What you have to do: Your task is to repeat the lines below exactly, excluding any pictures they contain.

Dataset entries:
#####

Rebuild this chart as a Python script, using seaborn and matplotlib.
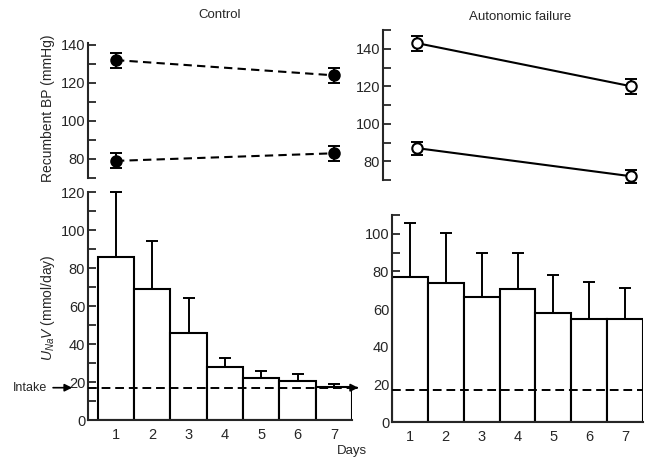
import numpy as np
import pandas as pd
import matplotlib
matplotlib.use('Agg')
import matplotlib.pyplot as plt
from matplotlib.ticker import MultipleLocator
import seaborn as sns

# Recumbent BP (day 1 and day 7), upper = systolic, lower = diastolic
bp_days = [1, 7]
ctrl_sys = [132, 124]
ctrl_sys_err = [4, 4]
ctrl_dia = [79, 83]
ctrl_dia_err = [4, 4]
af_sys = [143, 120]
af_sys_err = [4, 4]
af_dia = [87, 72]
af_dia_err = [3.5, 3.5]

# Urinary sodium excretion per day
days = [1, 2, 3, 4, 5, 6, 7]
ctrl_una = [86, 69, 46, 28, 22, 20.5, 17.5]
ctrl_una_err = [34, 25, 18, 4.5, 4, 3.5, 1.3]
af_una = [77, 74, 66.5, 70.5, 58, 54.5, 54.5]
af_una_err = [28.5, 26.5, 23.5, 19.5, 20, 20, 16.5]
intake = 17

sns.set_style('ticks')
plt.rcParams['font.family'] = ['Liberation Sans', 'DejaVu Sans']
plt.rcParams['mathtext.fontset'] = 'custom'
plt.rcParams['mathtext.it'] = 'Liberation Sans:italic'
plt.rcParams['mathtext.rm'] = 'Liberation Sans'

W, H = 647, 459
fig = plt.figure(figsize=(W / 100, H / 100), dpi=100)


def rect(x0, y0, x1, y1):
    return [x0 / W, 1 - y1 / H, (x1 - x0) / W, (y1 - y0) / H]


def style_axis(ax, major, minor, bottom=False):
    sns.despine(ax=ax, top=True, right=True, bottom=not bottom)
    for s in ax.spines.values():
        s.set_linewidth(1.5)
    ax.yaxis.set_major_locator(MultipleLocator(major))
    ax.yaxis.set_minor_locator(MultipleLocator(minor))
    ax.tick_params(axis='y', which='both', direction='in', length=5.5, width=1.3,
                   labelsize=10.5, pad=2)
    if bottom:
        ax.set_xticks(days)
        ax.set_xticklabels([str(d) for d in days])
        ax.tick_params(axis='x', length=0, labelsize=10.5, pad=6)
    else:
        ax.set_xticks([])
    ax.set_xlabel('')
    ax.set_ylabel('')


def bp_panel(ax, sys_, sys_err, dia, dia_err, ls, face):
    for vals, errs in [(sys_, sys_err), (dia, dia_err)]:
        sns.lineplot(x=bp_days, y=vals, ax=ax, color='black', linestyle=ls, lw=1.5,
                     marker='o', markersize=7.5, markerfacecolor=face,
                     markeredgecolor='black', markeredgewidth=1.5, zorder=3,
                     clip_on=False)
        ax.errorbar(bp_days, vals, yerr=errs, fmt='none', ecolor='black',
                    elinewidth=1.4, capsize=4.5, capthick=1.4, zorder=2,
                    clip_on=False)


def bar_panel(ax, vals, errs):
    df = pd.DataFrame({'day': days, 'una': vals})
    sns.barplot(data=df, x='day', y='una', native_scale=True, width=1,
                color='white', edgecolor='black', linewidth=1.5, ax=ax, zorder=2)
    ax.errorbar(days, vals, yerr=[np.zeros(len(vals)), errs], fmt='none',
                ecolor='black', elinewidth=1.4, capsize=4.5, capthick=1.4,
                zorder=1, clip_on=False)


# Control, top
ax1 = fig.add_axes(rect(88, 43, 352, 178))
bp_panel(ax1, ctrl_sys, ctrl_sys_err, ctrl_dia, ctrl_dia_err, (0, (4, 2.5)), 'black')
ax1.set_xlim(0.23, 7.5)
ax1.set_ylim(70, 141)
style_axis(ax1, 20, 10)
ax1.set_yticks([80, 100, 120, 140])
ax1.set_yticks([70, 90, 110, 130], minor=True)

# Autonomic failure, top
ax2 = fig.add_axes(rect(383, 30, 645, 180))
bp_panel(ax2, af_sys, af_sys_err, af_dia, af_dia_err, '-', 'white')
ax2.set_xlim(0.047, 7.39)
ax2.set_ylim(70, 150)
style_axis(ax2, 20, 10)
ax2.set_yticks([80, 100, 120, 140])
ax2.set_yticks([70, 90, 110, 130, 150], minor=True)

# Control, bottom
ax3 = fig.add_axes(rect(88, 192, 352, 420))
bar_panel(ax3, ctrl_una, ctrl_una_err)
ax3.set_xlim(0.23, 7.5)
ax3.set_ylim(0, 120)
style_axis(ax3, 20, 10, bottom=True)
ax3.plot([0.23, 7.6], [intake, intake], color='black', lw=1.4,
         dashes=(4.5, 2.5), clip_on=False, zorder=4)
ax3.annotate('', xy=(7.75, intake), xytext=(7.55, intake),
             arrowprops=dict(arrowstyle='-|>', color='black', lw=1.3,
                             mutation_scale=11), annotation_clip=False)
ax3.annotate('Intake', xy=(-0.06, intake), xycoords=('axes fraction', 'data'),
             xytext=(-0.285, intake), textcoords=('axes fraction', 'data'),
             ha='left', va='center', fontsize=9,
             arrowprops=dict(arrowstyle='-|>', color='black', lw=1.2,
                             mutation_scale=11, shrinkA=2, shrinkB=0))

# Autonomic failure, bottom
ax4 = fig.add_axes(rect(392, 215, 643, 422))
bar_panel(ax4, af_una, af_una_err)
ax4.set_xlim(0.5, 7.5)
ax4.set_ylim(0, 110)
style_axis(ax4, 20, 10, bottom=True)
ax4.plot([0.5, 7.5], [intake, intake], color='black', lw=1.4,
         dashes=(4.5, 2.5), zorder=4)

fig.text(220 / W, 1 - 15 / H, 'Control', ha='center', va='center', fontsize=9.5)
fig.text(520 / W, 1 - 17 / H, 'Autonomic failure', ha='center', va='center', fontsize=9.5)
fig.text(48 / W, 1 - 108 / H, 'Recumbent BP (mmHg)', rotation=90,
         ha='center', va='center', fontsize=10)
fig.text(48 / W, 1 - 308 / H, r'$U_{Na}V$ (mmol/day)', rotation=90,
         ha='center', va='center', fontsize=10)
fig.text(352 / W, 1 - 451 / H, 'Days', ha='center', va='center', fontsize=9.5)

fig.savefig('out.png', dpi=100)
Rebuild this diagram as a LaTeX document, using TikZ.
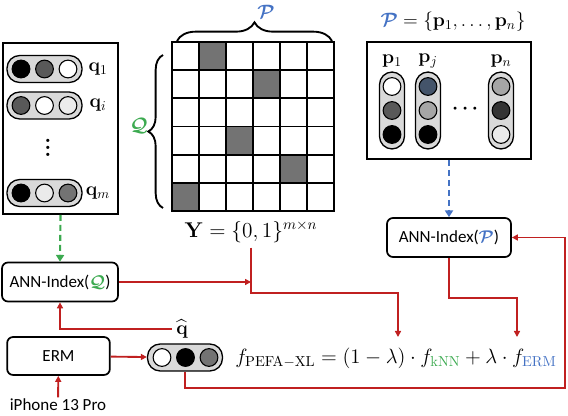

#####

Response:
Rebuild this chart as a Python script, using seaborn and matplotlib.
import numpy as np
import pandas as pd
import matplotlib
matplotlib.use('Agg')
import matplotlib.pyplot as plt
from matplotlib.ticker import MultipleLocator
import seaborn as sns

# Recumbent BP (day 1 and day 7), upper = systolic, lower = diastolic
bp_days = [1, 7]
ctrl_sys = [132, 124]
ctrl_sys_err = [4, 4]
ctrl_dia = [79, 83]
ctrl_dia_err = [4, 4]
af_sys = [143, 120]
af_sys_err = [4, 4]
af_dia = [87, 72]
af_dia_err = [3.5, 3.5]

# Urinary sodium excretion per day
days = [1, 2, 3, 4, 5, 6, 7]
ctrl_una = [86, 69, 46, 28, 22, 20.5, 17.5]
ctrl_una_err = [34, 25, 18, 4.5, 4, 3.5, 1.3]
af_una = [77, 74, 66.5, 70.5, 58, 54.5, 54.5]
af_una_err = [28.5, 26.5, 23.5, 19.5, 20, 20, 16.5]
intake = 17

sns.set_style('ticks')
plt.rcParams['font.family'] = ['Liberation Sans', 'DejaVu Sans']
plt.rcParams['mathtext.fontset'] = 'custom'
plt.rcParams['mathtext.it'] = 'Liberation Sans:italic'
plt.rcParams['mathtext.rm'] = 'Liberation Sans'

W, H = 647, 459
fig = plt.figure(figsize=(W / 100, H / 100), dpi=100)


def rect(x0, y0, x1, y1):
    return [x0 / W, 1 - y1 / H, (x1 - x0) / W, (y1 - y0) / H]


def style_axis(ax, major, minor, bottom=False):
    sns.despine(ax=ax, top=True, right=True, bottom=not bottom)
    for s in ax.spines.values():
        s.set_linewidth(1.5)
    ax.yaxis.set_major_locator(MultipleLocator(major))
    ax.yaxis.set_minor_locator(MultipleLocator(minor))
    ax.tick_params(axis='y', which='both', direction='in', length=5.5, width=1.3,
                   labelsize=10.5, pad=2)
    if bottom:
        ax.set_xticks(days)
        ax.set_xticklabels([str(d) for d in days])
        ax.tick_params(axis='x', length=0, labelsize=10.5, pad=6)
    else:
        ax.set_xticks([])
    ax.set_xlabel('')
    ax.set_ylabel('')


def bp_panel(ax, sys_, sys_err, dia, dia_err, ls, face):
    for vals, errs in [(sys_, sys_err), (dia, dia_err)]:
        sns.lineplot(x=bp_days, y=vals, ax=ax, color='black', linestyle=ls, lw=1.5,
                     marker='o', markersize=7.5, markerfacecolor=face,
                     markeredgecolor='black', markeredgewidth=1.5, zorder=3,
                     clip_on=False)
        ax.errorbar(bp_days, vals, yerr=errs, fmt='none', ecolor='black',
                    elinewidth=1.4, capsize=4.5, capthick=1.4, zorder=2,
                    clip_on=False)


def bar_panel(ax, vals, errs):
    df = pd.DataFrame({'day': days, 'una': vals})
    sns.barplot(data=df, x='day', y='una', native_scale=True, width=1,
                color='white', edgecolor='black', linewidth=1.5, ax=ax, zorder=2)
    ax.errorbar(days, vals, yerr=[np.zeros(len(vals)), errs], fmt='none',
                ecolor='black', elinewidth=1.4, capsize=4.5, capthick=1.4,
                zorder=1, clip_on=False)


# Control, top
ax1 = fig.add_axes(rect(88, 43, 352, 178))
bp_panel(ax1, ctrl_sys, ctrl_sys_err, ctrl_dia, ctrl_dia_err, (0, (4, 2.5)), 'black')
ax1.set_xlim(0.23, 7.5)
ax1.set_ylim(70, 141)
style_axis(ax1, 20, 10)
ax1.set_yticks([80, 100, 120, 140])
ax1.set_yticks([70, 90, 110, 130], minor=True)

# Autonomic failure, top
ax2 = fig.add_axes(rect(383, 30, 645, 180))
bp_panel(ax2, af_sys, af_sys_err, af_dia, af_dia_err, '-', 'white')
ax2.set_xlim(0.047, 7.39)
ax2.set_ylim(70, 150)
style_axis(ax2, 20, 10)
ax2.set_yticks([80, 100, 120, 140])
ax2.set_yticks([70, 90, 110, 130, 150], minor=True)

# Control, bottom
ax3 = fig.add_axes(rect(88, 192, 352, 420))
bar_panel(ax3, ctrl_una, ctrl_una_err)
ax3.set_xlim(0.23, 7.5)
ax3.set_ylim(0, 120)
style_axis(ax3, 20, 10, bottom=True)
ax3.plot([0.23, 7.6], [intake, intake], color='black', lw=1.4,
         dashes=(4.5, 2.5), clip_on=False, zorder=4)
ax3.annotate('', xy=(7.75, intake), xytext=(7.55, intake),
             arrowprops=dict(arrowstyle='-|>', color='black', lw=1.3,
                             mutation_scale=11), annotation_clip=False)
ax3.annotate('Intake', xy=(-0.06, intake), xycoords=('axes fraction', 'data'),
             xytext=(-0.285, intake), textcoords=('axes fraction', 'data'),
             ha='left', va='center', fontsize=9,
             arrowprops=dict(arrowstyle='-|>', color='black', lw=1.2,
                             mutation_scale=11, shrinkA=2, shrinkB=0))

# Autonomic failure, bottom
ax4 = fig.add_axes(rect(392, 215, 643, 422))
bar_panel(ax4, af_una, af_una_err)
ax4.set_xlim(0.5, 7.5)
ax4.set_ylim(0, 110)
style_axis(ax4, 20, 10, bottom=True)
ax4.plot([0.5, 7.5], [intake, intake], color='black', lw=1.4,
         dashes=(4.5, 2.5), zorder=4)

fig.text(220 / W, 1 - 15 / H, 'Control', ha='center', va='center', fontsize=9.5)
fig.text(520 / W, 1 - 17 / H, 'Autonomic failure', ha='center', va='center', fontsize=9.5)
fig.text(48 / W, 1 - 108 / H, 'Recumbent BP (mmHg)', rotation=90,
         ha='center', va='center', fontsize=10)
fig.text(48 / W, 1 - 308 / H, r'$U_{Na}V$ (mmol/day)', rotation=90,
         ha='center', va='center', fontsize=10)
fig.text(352 / W, 1 - 451 / H, 'Days', ha='center', va='center', fontsize=9.5)

fig.savefig('out.png', dpi=100)
Rebuild this diagram as a LaTeX document, using TikZ.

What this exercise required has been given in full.